Have just received Warners list of those camping with us and it doesn't quite agree with our list  :roll: 

They have 25 vans we have 28 :roll: I have tied up all the surnames with Warners list the ones that are missing from Warners list are:=

BJNorris
Solentviews
JBS 
Please check your tickets and make sure you have Motorhomefacts on them 


Also Warners have 2 Williams on there list one of which is Teamsaga who is the other one please :?: 


Jacquie


----------



## solentviews (May 9, 2005)

Hi LadyJ, My ticket is marked "M'FACTS.COM". Look forward to seeing you there.
Ian


----------



## LadyJ (May 9, 2005)

Hi Ian,

Sally has now tracked you down and yes you are on our list :roll: :lol: 

BJ Norris Brian Sally says you have booked to camp in the general area and NOT with MHF please ring Sally to get your tickets changed.

JBS I beleive is booked in the name of Williams is this correct?


Jacquie


----------



## teamsaga (Feb 26, 2006)

*newbury show*

hi jacquie
sorry just read your post re newbury, my fault , i booked and paid for two vans. team saga and jbs. should have told you earlier.
regards phil


----------



## LadyJ (May 9, 2005)

Its ok Phil Clianthus said you booked like this for Peterborough so I had realised the other Williams was jbs.

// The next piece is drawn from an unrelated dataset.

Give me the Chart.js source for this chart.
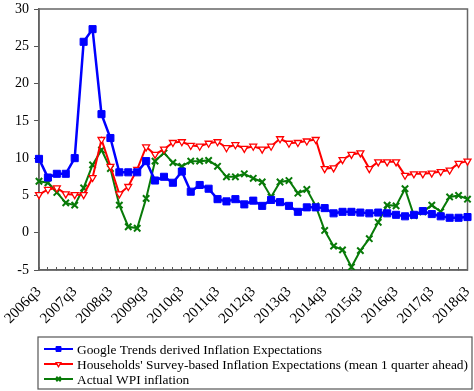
<!DOCTYPE html>
<html>
<head>
<meta charset="utf-8">
<script src="https://cdn.jsdelivr.net/npm/chart.js@4.4.1/dist/chart.umd.min.js"></script>
<style>
  html, body { margin: 0; padding: 0; background: #fff; }
  #wrap { width: 474px; height: 391px; position: relative; }
</style>
</head>
<body>
<div id="wrap"><canvas id="inflChart"></canvas></div>
<script>
const quarters = [
  '2006q3','2006q4','2007q1','2007q2','2007q3','2007q4','2008q1','2008q2','2008q3','2008q4',
  '2009q1','2009q2','2009q3','2009q4','2010q1','2010q2','2010q3','2010q4','2011q1','2011q2',
  '2011q3','2011q4','2012q1','2012q2','2012q3','2012q4','2013q1','2013q2','2013q3','2013q4',
  '2014q1','2014q2','2014q3','2014q4','2015q1','2015q2','2015q3','2015q4','2016q1','2016q2',
  '2016q3','2016q4','2017q1','2017q2','2017q3','2017q4','2018q1','2018q2','2018q3'
];
const googleTrends = [
  9.9, 7.4, 7.9, 7.9, 10.0, 25.6, 27.3, 15.9, 12.7, 8.1,
  8.1, 8.1, 9.6, 7.0, 7.5, 6.7, 8.2, 5.5, 6.4, 5.9,
  4.5, 4.2, 4.5, 3.8, 4.3, 3.6, 4.4, 4.1, 3.6, 2.8,
  3.4, 3.4, 3.3, 2.6, 2.8, 2.8, 2.7, 2.6, 2.7, 2.6,
  2.4, 2.2, 2.4, 2.9, 2.5, 2.2, 2.0, 2.0, 2.1
];
const householdSurvey = [
  5.1, 5.8, 6.0, 5.2, 5.1, 5.1, 7.4, 12.5, 8.9, 5.2,
  6.2, 8.5, 11.5, 10.5, 11.2, 12.1, 12.2, 11.7, 11.6, 12.0,
  12.2, 11.4, 11.8, 11.3, 11.6, 11.2, 11.6, 12.6, 12.0, 12.1,
  12.3, 12.5, 8.6, 8.7, 9.8, 10.5, 10.7, 8.6, 9.5, 9.5,
  9.5, 7.7, 7.9, 7.9, 8.0, 8.2, 8.4, 9.3, 9.6
];
const actualWPI = [
  6.9, 6.7, 5.4, 4.0, 3.7, 6.0, 9.1, 11.1, 8.6, 3.7,
  0.8, 0.6, 4.6, 9.6, 10.7, 9.4, 8.9, 9.6, 9.6, 9.7,
  8.9, 7.5, 7.5, 7.9, 7.3, 6.8, 4.8, 6.8, 7.0, 5.3,
  5.8, 3.6, 0.3, -1.8, -2.3, -4.6, -2.4, -0.8, 1.4, 3.7,
  3.6, 5.9, 2.3, 2.8, 3.7, 2.8, 4.8, 5.0, 4.5
];
const yTicks = [-5, 0, 5, 10, 15, 20, 25, 30];
const seriesNames = [
  'Google Trends derived Inflation Expectations',
  "Households' Survey-based Inflation Expectations (mean 1 quarter ahead)",
  'Actual WPI inflation'
];

const serif = '"Liberation Serif", "DejaVu Serif", serif';

// spaced-out lettering for the date labels only (x scale is drawn after the datasets, z: 1)
const spacing = {
  id: 'spacing',
  beforeDraw(chart) { chart.ctx.letterSpacing = '0px'; },
  afterDatasetsDraw(chart) { chart.ctx.letterSpacing = '1.5px'; },
  afterDraw(chart) { chart.ctx.letterSpacing = '0px'; }
};

// frame round the plot area (top and right edges)
const framePlugin = {
  id: 'frame',
  beforeDatasetsDraw(chart) {
    const a = chart.chartArea, c = chart.ctx;
    c.save();
    c.strokeStyle = '#666';
    c.lineWidth = 1.5;
    c.strokeRect(a.left, a.top, a.right - a.left, a.bottom - a.top);
    c.restore();
  }
};

// boxed legend with line + marker samples
const boxLegend = {
  id: 'boxLegend',
  afterDraw(chart) {
    const c = chart.ctx;
    const x0 = 38, y0 = 337, w = 434, h = 52;
    c.save();
    c.letterSpacing = '0px';
    c.fillStyle = '#fff';
    c.fillRect(x0, y0, w, h);
    c.strokeStyle = '#555';
    c.lineWidth = 1.2;
    c.strokeRect(x0, y0, w, h);
    c.font = '13.4px ' + serif;
    c.textBaseline = 'middle';
    chart.data.datasets.forEach((ds, i) => {
      const y = y0 + 12 + i * 15;
      c.strokeStyle = ds.borderColor;
      c.lineWidth = 2;
      c.beginPath();
      c.moveTo(x0 + 6, y);
      c.lineTo(x0 + 35, y);
      c.stroke();
      c.fillStyle = ds.pointBackgroundColor || ds.borderColor;
      c.strokeStyle = ds.pointBorderColor;
      c.lineWidth = ds.pointBorderWidth;
      Chart.helpers.drawPoint(c, {
        pointStyle: ds.pointStyle,
        rotation: ds.pointRotation || 0,
        radius: ds.pointRadius * 0.7,
        borderWidth: ds.pointBorderWidth
      }, x0 + 20.5, y);
      c.fillStyle = '#000';
      c.fillText(ds.label, x0 + 39, y + 1);
    });
    c.restore();
  }
};

const ctx = document.getElementById('inflChart').getContext('2d');
const chart = new Chart(ctx, {
  type: 'line',
  data: {
    labels: quarters,
    datasets: [{
      label: seriesNames[0],
      data: googleTrends,
      borderColor: '#0000ff',
      backgroundColor: '#0000ff',
      borderWidth: 2.5,
      pointStyle: 'rect',
      pointRadius: 5,
      pointBackgroundColor: '#0000ff',
      pointBorderColor: '#0000ff',
      pointBorderWidth: 1,
      tension: 0
    }, {
      label: seriesNames[1],
      data: householdSurvey,
      borderColor: '#ff0000',
      backgroundColor: '#ffffff',
      borderWidth: 2,
      pointStyle: 'triangle',
      pointRotation: 180,
      pointRadius: 4,
      pointBackgroundColor: '#ffffff',
      pointBorderColor: '#ff0000',
      pointBorderWidth: 1.3,
      tension: 0
    }, {
      label: seriesNames[2],
      data: actualWPI,
      borderColor: '#087a08',
      backgroundColor: '#087a08',
      borderWidth: 2,
      pointStyle: 'crossRot',
      pointRadius: 4.5,
      pointBorderColor: '#087a08',
      pointBorderWidth: 2,
      tension: 0
    }]
  },
  options: {
    responsive: true,
    maintainAspectRatio: false,
    animation: false,
    layout: { padding: { top: 9, right: 2, left: 0, bottom: 61 } },
    plugins: {
      legend: { display: false },
      tooltip: { enabled: false }
    },
    scales: {
      x: {
        z: 1,
        offset: false,
        border: { color: '#555', width: 1.5 },
        grid: { drawOnChartArea: false, drawTicks: true, tickLength: -3, color: '#555' },
        ticks: {
          autoSkip: false,
          minRotation: 45,
          maxRotation: 45,
          padding: 16,
          color: '#000',
          font: { family: serif, size: 15 },
          callback: function(val, idx) {
            return idx % 4 === 0 ? quarters[idx] : '';
          }
        },
        afterFit(scale) {
          scale.height = 60;
          scale.paddingLeft = 0;
          scale.paddingRight = 0;
        }
      },
      y: {
        min: -5,
        max: 30,
        border: { color: '#555', width: 1.5 },
        grid: { drawOnChartArea: false, drawTicks: true, tickLength: 5, color: '#555' },
        afterBuildTicks(scale) { scale.ticks = yTicks.map(v => ({ value: v })); },
        ticks: {
          padding: 5,
          color: '#000',
          font: { family: serif, size: 14 }
        },
        afterFit(scale) {
          scale.width = 39;
          scale.paddingTop = 0;
          scale.paddingBottom = 0;
        }
      }
    }
  },
  plugins: [spacing, framePlugin, boxLegend]
});
</script>
</body>
</html>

If you do it again please let us know as the old brain cells are getting a bit muddled nowadays :lol: 


Jacquie


----------



## LadyJ (May 9, 2005)

That just leaves BJNorris Brian check your tickets Sally says you have booked to camp in the General Area :?: 


Jacquie


----------



## LadyJ (May 9, 2005)

Hi All

John and I will be at Newbury Show ground as from Wednesday afternoon my mobile number is 0786 767 8605 if for any reason you are not going to attend the rally could you please ring me and let me know. Thanks. See you all there.


Jacquie


----------